## Goal
Reproduce the listing below without changes, except that pictures are left out.

## Dataset section

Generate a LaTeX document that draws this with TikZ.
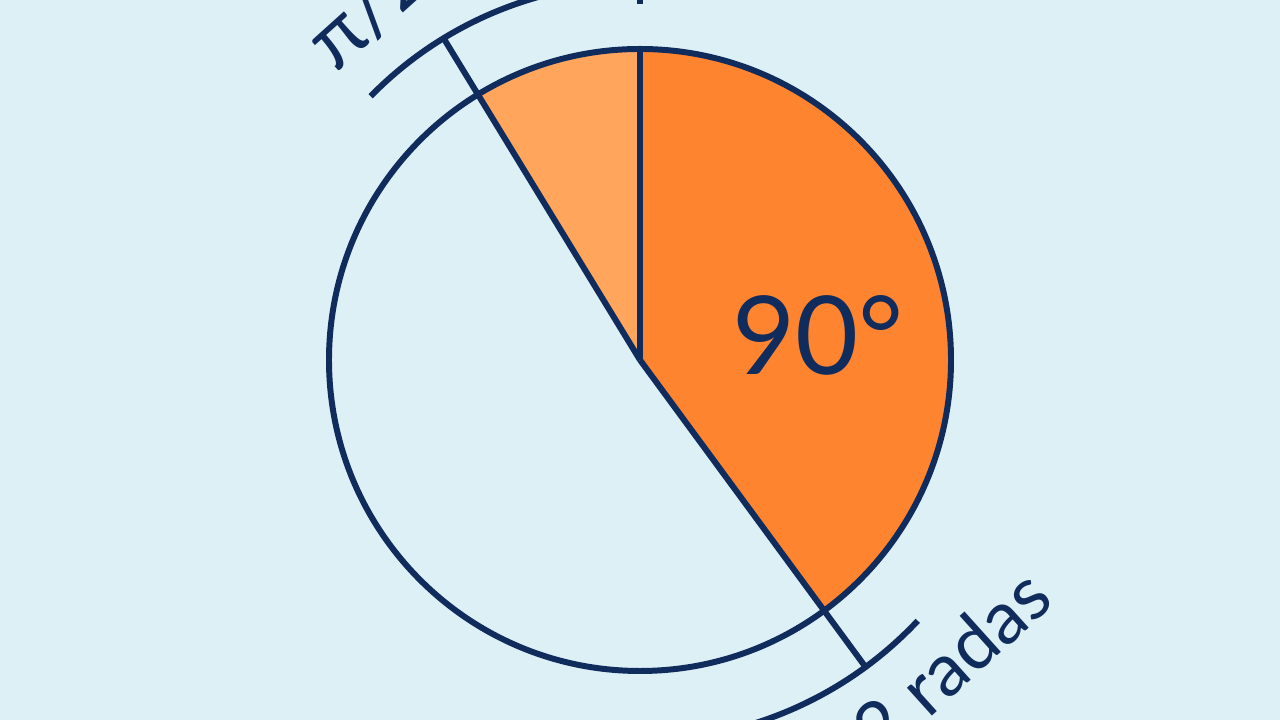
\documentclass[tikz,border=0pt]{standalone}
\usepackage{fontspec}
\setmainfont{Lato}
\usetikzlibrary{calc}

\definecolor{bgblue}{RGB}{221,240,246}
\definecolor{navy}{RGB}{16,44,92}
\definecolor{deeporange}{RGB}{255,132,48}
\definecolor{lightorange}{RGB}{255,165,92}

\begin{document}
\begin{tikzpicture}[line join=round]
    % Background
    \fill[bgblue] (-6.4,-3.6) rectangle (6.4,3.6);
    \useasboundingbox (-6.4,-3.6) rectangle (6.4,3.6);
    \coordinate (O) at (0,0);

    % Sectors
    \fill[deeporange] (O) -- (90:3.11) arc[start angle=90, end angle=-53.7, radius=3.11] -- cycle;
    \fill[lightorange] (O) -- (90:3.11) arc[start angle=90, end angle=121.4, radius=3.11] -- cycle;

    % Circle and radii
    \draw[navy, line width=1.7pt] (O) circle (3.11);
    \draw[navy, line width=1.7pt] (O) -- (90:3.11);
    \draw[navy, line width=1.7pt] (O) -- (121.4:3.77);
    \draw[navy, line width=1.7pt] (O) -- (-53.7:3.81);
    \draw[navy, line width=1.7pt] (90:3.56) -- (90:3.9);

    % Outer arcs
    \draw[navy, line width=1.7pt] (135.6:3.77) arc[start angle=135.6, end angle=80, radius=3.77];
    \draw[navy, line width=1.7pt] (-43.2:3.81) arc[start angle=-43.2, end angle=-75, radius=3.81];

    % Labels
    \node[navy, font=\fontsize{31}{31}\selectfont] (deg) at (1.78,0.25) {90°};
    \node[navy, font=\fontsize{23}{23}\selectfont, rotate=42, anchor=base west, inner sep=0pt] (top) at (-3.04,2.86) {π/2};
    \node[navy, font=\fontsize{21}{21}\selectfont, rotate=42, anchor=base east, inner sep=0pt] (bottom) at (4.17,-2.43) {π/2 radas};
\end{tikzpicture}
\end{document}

## Answer to this problem
Generate a LaTeX document that draws this with TikZ.
\documentclass[tikz,border=0pt]{standalone}
\usepackage{fontspec}
\setmainfont{Lato}
\usetikzlibrary{calc}

\definecolor{bgblue}{RGB}{221,240,246}
\definecolor{navy}{RGB}{16,44,92}
\definecolor{deeporange}{RGB}{255,132,48}
\definecolor{lightorange}{RGB}{255,165,92}

\begin{document}
\begin{tikzpicture}[line join=round]
    % Background
    \fill[bgblue] (-6.4,-3.6) rectangle (6.4,3.6);
    \useasboundingbox (-6.4,-3.6) rectangle (6.4,3.6);
    \coordinate (O) at (0,0);

    % Sectors
    \fill[deeporange] (O) -- (90:3.11) arc[start angle=90, end angle=-53.7, radius=3.11] -- cycle;
    \fill[lightorange] (O) -- (90:3.11) arc[start angle=90, end angle=121.4, radius=3.11] -- cycle;

    % Circle and radii
    \draw[navy, line width=1.7pt] (O) circle (3.11);
    \draw[navy, line width=1.7pt] (O) -- (90:3.11);
    \draw[navy, line width=1.7pt] (O) -- (121.4:3.77);
    \draw[navy, line width=1.7pt] (O) -- (-53.7:3.81);
    \draw[navy, line width=1.7pt] (90:3.56) -- (90:3.9);

    % Outer arcs
    \draw[navy, line width=1.7pt] (135.6:3.77) arc[start angle=135.6, end angle=80, radius=3.77];
    \draw[navy, line width=1.7pt] (-43.2:3.81) arc[start angle=-43.2, end angle=-75, radius=3.81];

    % Labels
    \node[navy, font=\fontsize{31}{31}\selectfont] (deg) at (1.78,0.25) {90°};
    \node[navy, font=\fontsize{23}{23}\selectfont, rotate=42, anchor=base west, inner sep=0pt] (top) at (-3.04,2.86) {π/2};
    \node[navy, font=\fontsize{21}{21}\selectfont, rotate=42, anchor=base east, inner sep=0pt] (bottom) at (4.17,-2.43) {π/2 radas};
\end{tikzpicture}
\end{document}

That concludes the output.